Diverse Bermuda market well equipped for the future
The Bermuda Triangle – the Bermuda government, the Bermuda Monetary Authority and the re/insurance industry working together – has enabled the island to establish its position as a leading risk centre.
But a panel of re/insurance leaders speaking at the Bermuda Risk Summit, which has been taking place in Bermuda this week, also said the island’s long-standing tradition of paying claims quickly and being able to diversify its offering over the past five decades were also part of the Bermuda advantage.
Moderated by Tracey Gibbons (pictured), head of global strategy for QBE Re, Future of Risk: The Bermuda Advantage’s panellists avoided the danger of uncritically singing Bermuda’s praises, instead carrying out a wide-ranging review of Bermuda’s property casualty re/insurance sector.
David Govrin, SiriusPoint president and head of reinsurance, said Bermuda was a role model for public private partnerships between government, regulators and the insurance sector.
He said global risks were “pretty high right now” between global economic problems, geopolitics and climate risk.
Bermuda’s role was to assess and understand the risk, and to provide the capacity and analytics to deal with it.
Colm Singleton, CEO of Allied World Bermuda, said part of the Bermuda advantage lay in the fact that professionals in Bermuda were solving problems from around the world.
“Each of the catastrophe events from Helene to the Los Angeles wildfires present new issues for the Bermuda market and the need to seek solutions,” he said.
He added that one key part of the Bermuda advantage was its ability to pay claims and respond quickly to catastrophes like Hurricane Katrina in 2005.
At that time, he said Bermuda did not have deep technical claims paying expertise.
“That has changed dramatically,” he said. “We are experts in handling North American liability claims. We are the experts on the core issues our large clients are focused on.”
He noted that all of the major liability events of the last 20 years from Deepwater Horizon to opioids had been resolved and worked through in the Bermuda market.
“We should differentiate on the basis of claims excellence,” he said.
Singleton said rebuilding the areas of Los Angeles damaged or destroyed in the January wildfires would be a mammoth task, with thousands of homes damaged. Carriers needed to be alert to a plethora of claims handling requirements from the California regulator.
“The cost of the rebuild will be enormous,” he said. “There will also be subrogation opportunities in Los Angeles and how we respond will be critical.”
AXA XL Insurance Bermuda chief underwriting officer Noel Pearman agreed on the need for efficiency in claims handling.
He said insurers needed to be partners with their clients, but also said they needed to have honest conversations about mitigation, adding: “We need to get clients to plan for mitigation to make sure it is a long-term partnership.”
Gibbons noted that the Bermuda market had evolved from being largely focused on property catastrophe to a diversified re/insurance market, including in specialty lines.
Carolyn Thomas, senior broker, credit and financial risk reinsurance at Aon, said the growth of specialty lines were likely to continue.
She said Bermuda had offered strong coverage in political risk for many years while credit and mortgage re/insurance had grown rapidly.
She said Bermuda re/insurers were not burned in the financial crisis of 2008, which deterred other insurers for many years.
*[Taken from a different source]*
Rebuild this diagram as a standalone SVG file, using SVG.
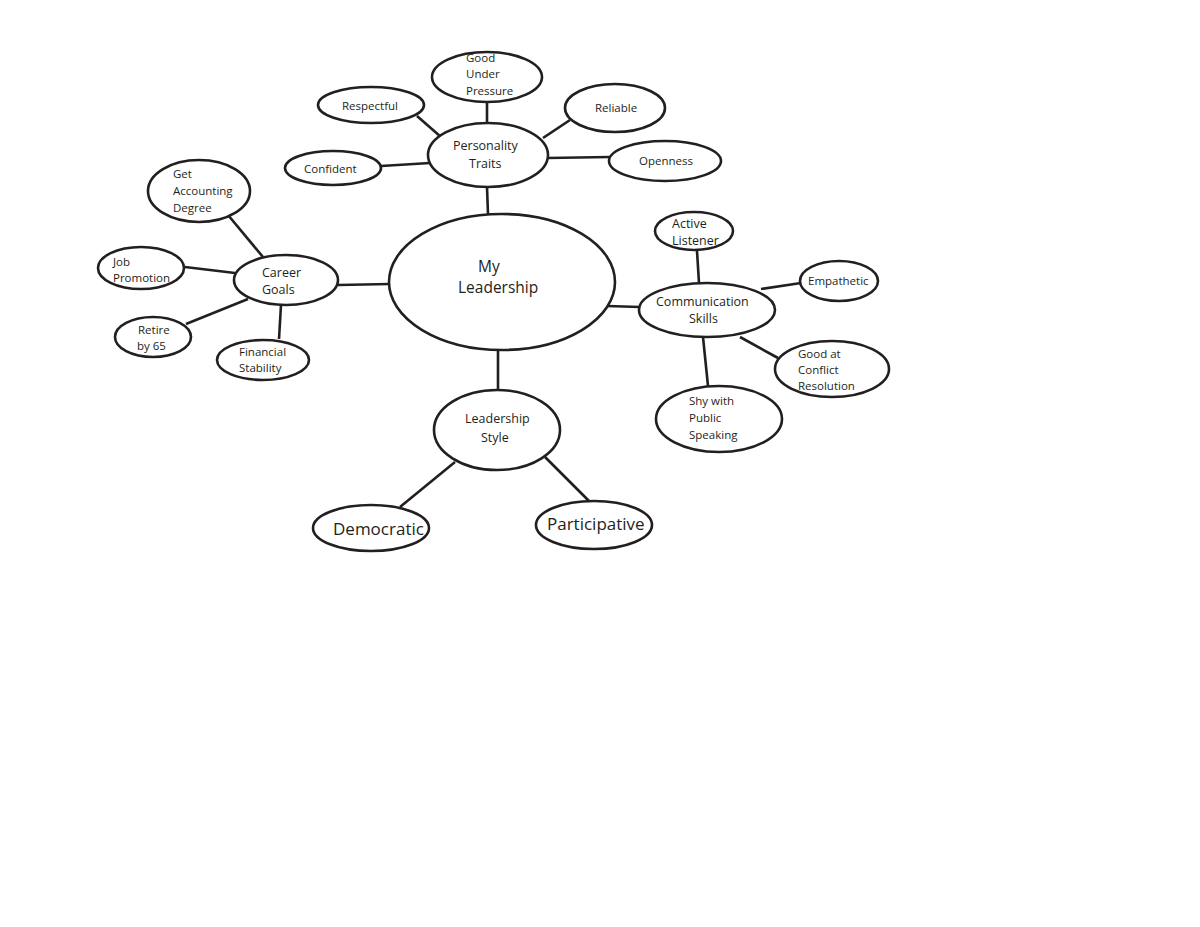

As a result, Bermuda mortgage re/insurance underwriting grew between 2013 and a2017 at the same time there was softening in property lines which freed up capital.
“It will continue to grow because there is talent in Bermuda who understand mortgage and credit,” she said.
Pearman said the Bermuda cyber market had seen similar growth.
Pearman, who built the AXA XL cyber insurance book, said the company did a lot of research before getting into the sector, and had to educate senior management about the nascent risk.
He said lessons were learned – including after the rapid rise of ransomware – but the well capitalised book enabled his team to write risk with a margin of safety.
“The growth of cyber is a good example of how Bermuda stays relevant to customers,” Singleton said.
Thomas added that it showed the importance of the diversity of the market. “We need to offer a range of products and be relevant as much as possible,” she said.
Asked what the future of the Bermuda re/insurance industry looked like, Pearman predicted that there would be constant innovation while artificial intelligence would take a bigger role.
He said Bermuda also needed to raise its educational standards to prepare people for jobs of the future while reducing the cost of living,
“We should not be educating teens and young adults for the world we see today,” he said. “The world they enter will be different.”
Singleton said the island was fortunate in that young Bermudians wanted to enter the insurance industry. That was not always true in other countries.
He added that re/insurers needed to make their business models more efficient and to remove any frictional costs of doing business on the island.
Gibbons said no one would have foreseen 20 years ago how the market would evolve.
Bermuda has been extremely nimble and has deep talent, both imported and homegrown, she said. And no one should question the value of a world-class regulator.